I am currently reading (and loving) a book gifted to me by one of my co-founders of Project Dandelion, Ronda Carnegie. This slim book, The Serviceberry by Robin Wall Kimmerer, shares small stories, largely from the author's own experiences, framed by the book’s subtitle, powerful in its simplicity and meaning — “Abundance and Reciprocity in the Natural World.”

These simple yet profound stories frame a worldview that is distinctly different from the ones at the roots of so many of our global challenges — arising from the opposite of abundance and reciprocity. I urge you to gift this beautifully articulated thesis to yourself and consider gifting to others. It just might shift your thinking on service, on trust, on relationships, on the entire so-called market economy, and on the deep need for more personal connections, between us and the natural world, and among us, as we seek meaning and purpose.
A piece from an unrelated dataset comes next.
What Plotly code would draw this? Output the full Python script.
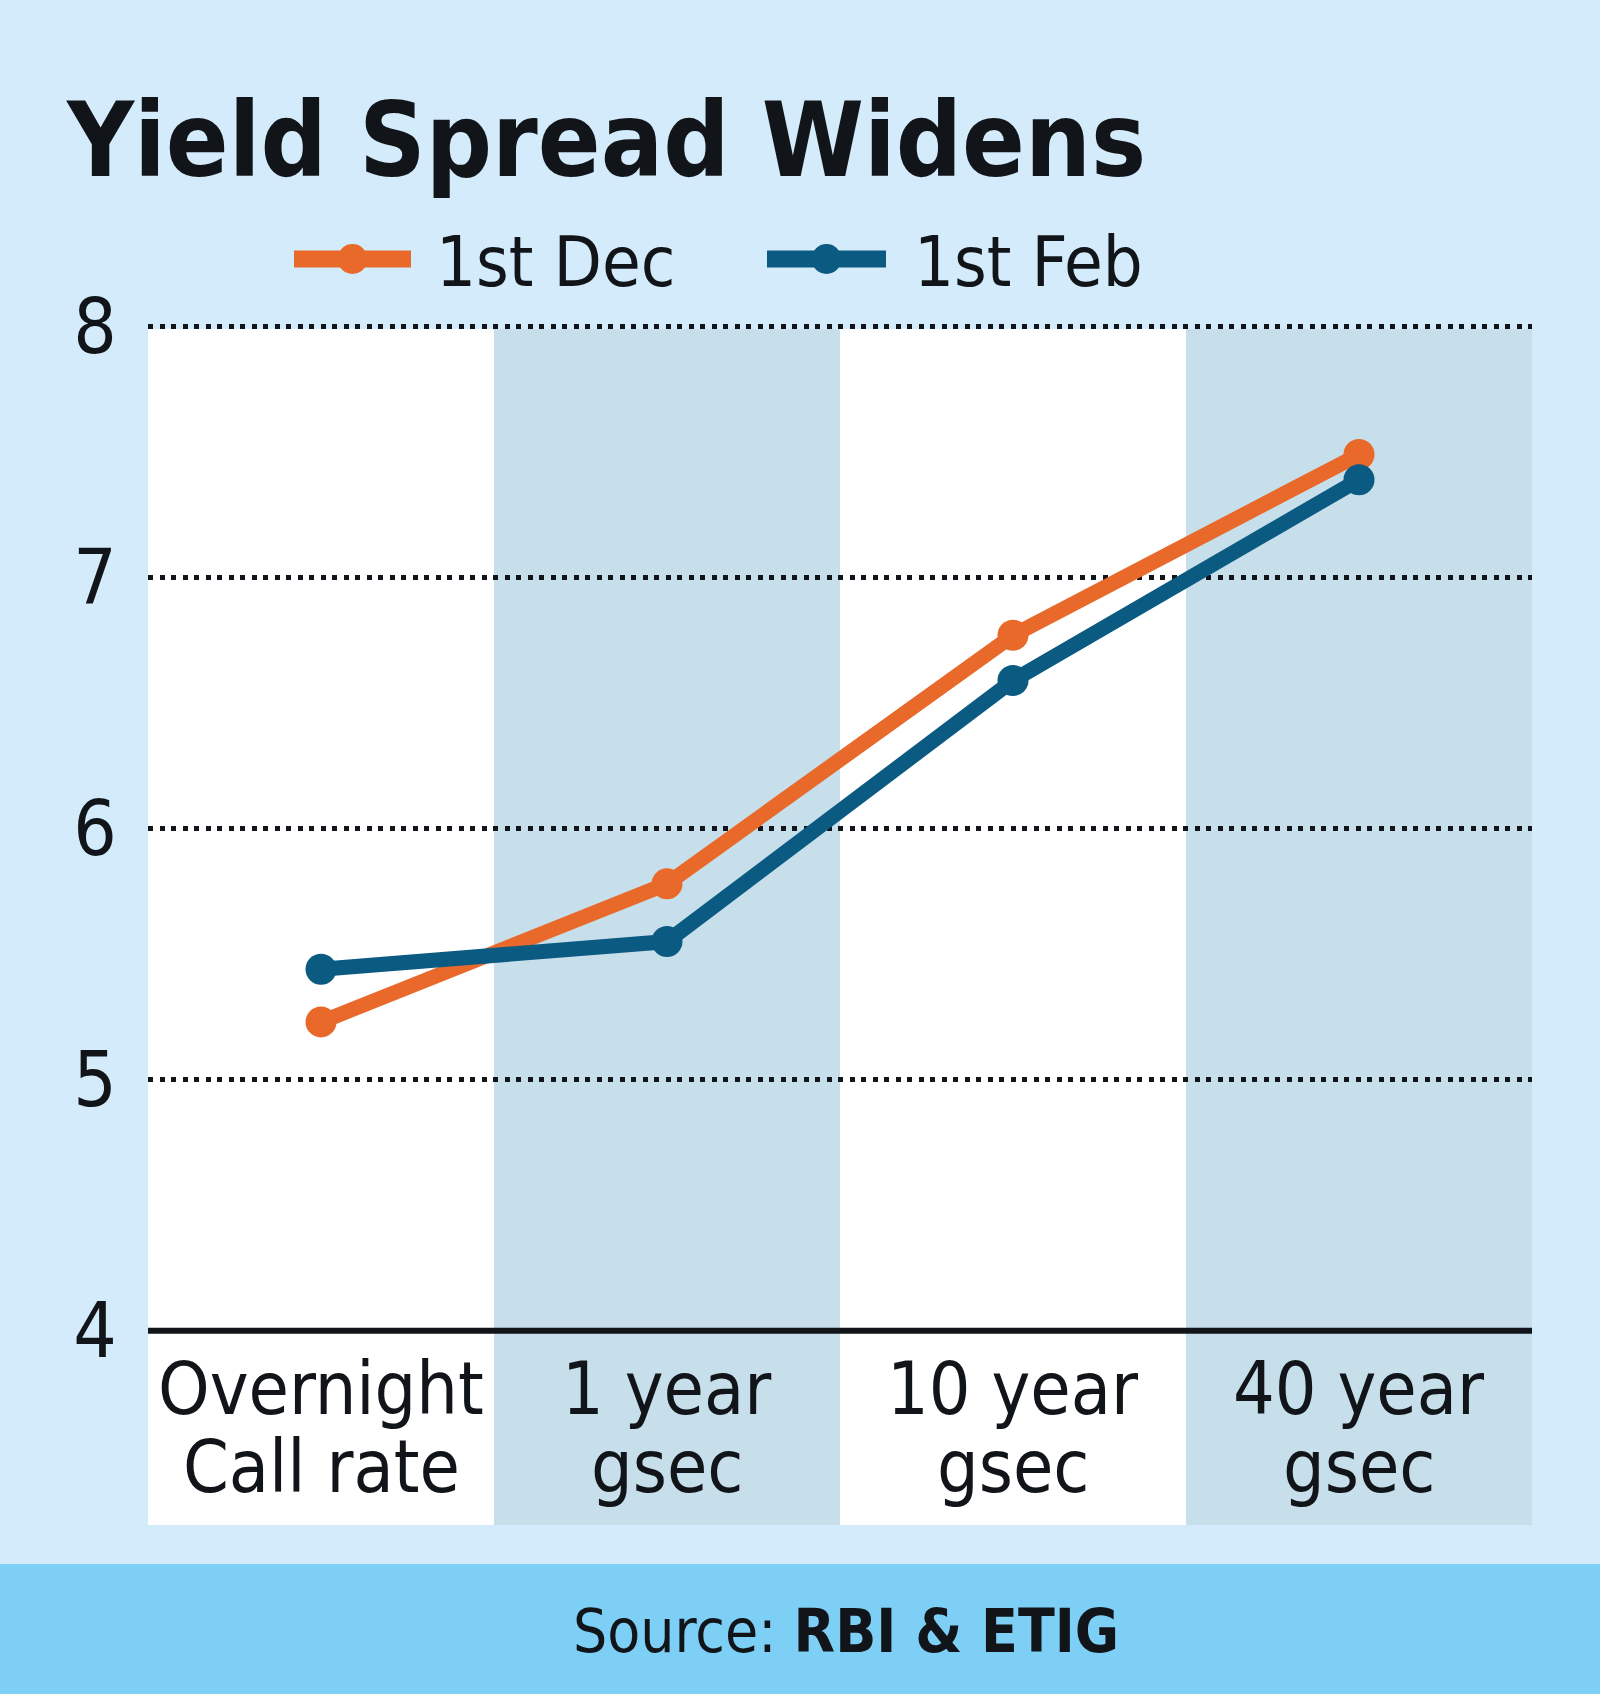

I often find both meaning and renewed purpose when I’m in a convening of women and men who are committed to making a positive impact in their communities, companies, and governments. This is why I so often sign up to participate in such gatherings — and have, during my life’s journey, created and curated such convenings: TEDWomen, Connected Women Leaders Forums, women’s empowerment retreats (one of which I wrote about in last week’s newsletter), and the Women Working for the World forums, which I’m writing about this week.

I hope you can receive these sharings of experiences as ‘gifts’ — bits of insights or information gleaned from speakers and other participants, and most importantly, from my perspective, as further evidence of the importance of in-person connections, especially now when so many of our relationships are sustained through chats and digital messaging. I rely on that, too, and am grateful for the global community connected here, but for me, the gift of presence, of physical connection and collective experiences and participation, cannot be replicated or replaced.

So I traveled to Bogota, Colombia, last month — as I have done for many years — to participate in a convening called, appropriately, Women Working for the World (WW4W).

Introducing Catalina Escobar at this year's WW4W Forum. (Courtesy of WW4W)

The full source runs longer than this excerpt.